Después de casi dos décadas de invasión a la vida del venezolano, tras una desoladora estela de violencia, división, ruina y muerte, el Gobierno, agotado su arsenal de recursos de seducción y engaño, pretende en esta hora eludir sus graves responsabilidades mediante una torpe táctica evasora. En un desmayado y tardío repliegue, los héroes de una revolución cebada en el vicio de marchitarlo todo a su paso, buscan escurrirse del escenario de sus tropelías y oportunidades perdidas. Con las evidencias de un fracaso estruendoso, cuando con tal cúmulo de poder y dineros públicos dilapidados tuvieron en sus manos la posibilidad de hacer tanto a favor de un pueblo tan invocado como traicionado, ya parecen enterados de que con sus maltrechos trapos rojos no podrán seguir postergando el curso de lo inevitable ni sustraerse del adverso juicio de la historia.
El examen periódico que adelanta por estos días la ONU, ha delineado con mayor nitidez dos nociones que ya estaban lo suficientemente claras: La primera es que el régimen no tiene respuestas válidas, contrastables, ante el atroz retroceso que el país sufre en el ámbito de derechos tan valiosos, e inenajenables, como los sociales, culturales y económicos. La segunda y, quizá la más grave: su disposición a rectificar es nula. Tirándose en forma alternativa hacia un lado y el otro, en sordo complot intestino alimentado por la ambición de hacerse de todo el poder, dentro del siamés aparato gubernamental dos bandos en disputa lucen condenados sin remedio en el foso de sus errores. Atrapados en sus escandalosas perversiones sin vuelta atrás. Enviar a un ministro a Ginebra a insistir en la tesis de la “guerra económica”, y sentirse en la necesidad de pedir, con pretendida solemnidad, que no se mofaran de excusa tan peregrina; es más, urgir a que el mundo dejara de banalizar la causa de todos nuestros males hasta tomarla en serio como fenómeno exclusivo de Venezuela, es revelador del avanzado grado de decadencia oficial. Peor aún, atreverse ese alto funcionario al infame descaro de asegurar que el salario mínimo cubre la canasta básica, que la pobreza ha “decrecido significativamente” y la población en general goza, a partir de la revolución, de un “creciente bienestar social”, ya era propasarse frente a un auditorio que, aparte de informado, no estaba obligado a aplaudir sus alucinaciones.
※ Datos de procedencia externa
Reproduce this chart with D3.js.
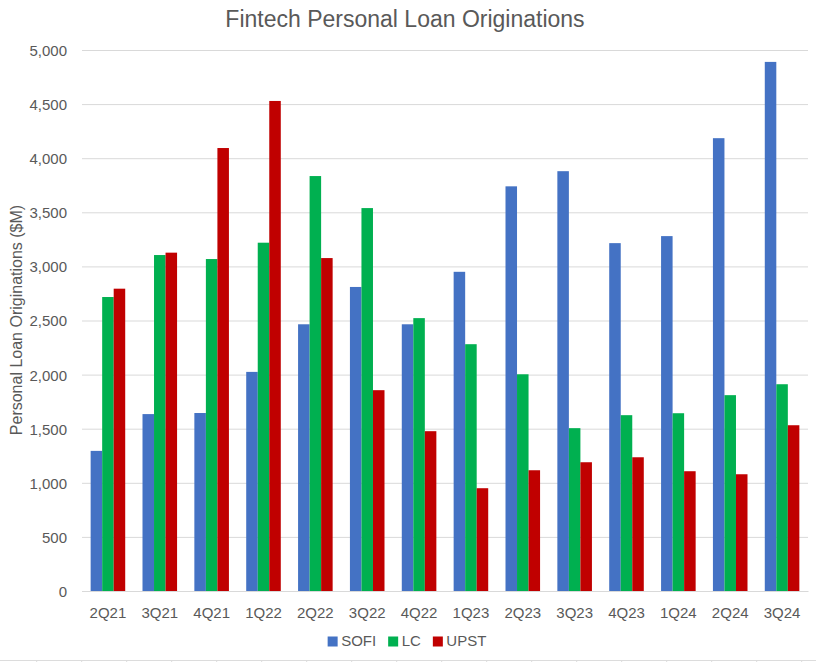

La realidad es otra muy distinta y se eriza terca y colérica en las calles, pese a todas las modalidades ensayadas de miedo y censura oficial. La peor crisis económica, política y social en la historia reciente del país, sorprendió al Gobierno sin el amparo de su pródiga chequera. La brusca caída en los precios del crudo nos gritó cuán vulnerables somos. La sistemática violación de los derechos humanos enmudeció a sus tradicionales y dóciles aliados foráneos. La figura del preso político y la persecución y tortura a los disidentes, representan un expediente difícil de asumir. Cuba, antes “un solo país, un solo Gobierno”, viró de pronto bonachona hacia el Imperio, así como le habían torcido aquí el cuello al caballo del Escudo. Los escalofriantes niveles de una violencia que paraliza al ciudadano común y hasta desarma y arrincona a la autoridad, hablan de una tragedia social, e institucional, que mucho costará superar. Una inflación que frisa los tres dígitos y una voracidad en el gasto público que podría haber engullido a fines de este año un presupuesto de dos billones de bolívares, sin efecto alguno en obras y servicios, nos confirma que en esta nación persiste un insostenible estado de cosas.
La inflación no se acabará mediante el espejismo de prohibir los informes del BCV. La escasez no cederá por más que se manipulen las cifras. La palabra y la voluntad de Dios no dejarán de tener su hora, así se posponga una incómoda visita al Vaticano. Ni el pueblo dejará de revelar su dolor y castigar su decepción, con todo rigor, pese a la temerosa argucia de colocar en el refrigerador la cita electoral pendiente, a falta de “tendencia irreversible”, luego de que quienes eluden ese veredicto se ufanaran por las repetidas elecciones que aquí solían realizarse año tras año, cuando otros gallos cantaban, sólo para asfixiar y encarcelar después al vencedor que militara en otras toldas.
Sin duda, luego de una cadena de violaciones, invasiones e intromisiones, los arrastra el síndrome de la evasión. La primera naufragó con estrépito. La segunda lo hará en un sordo rumor de vergüenza.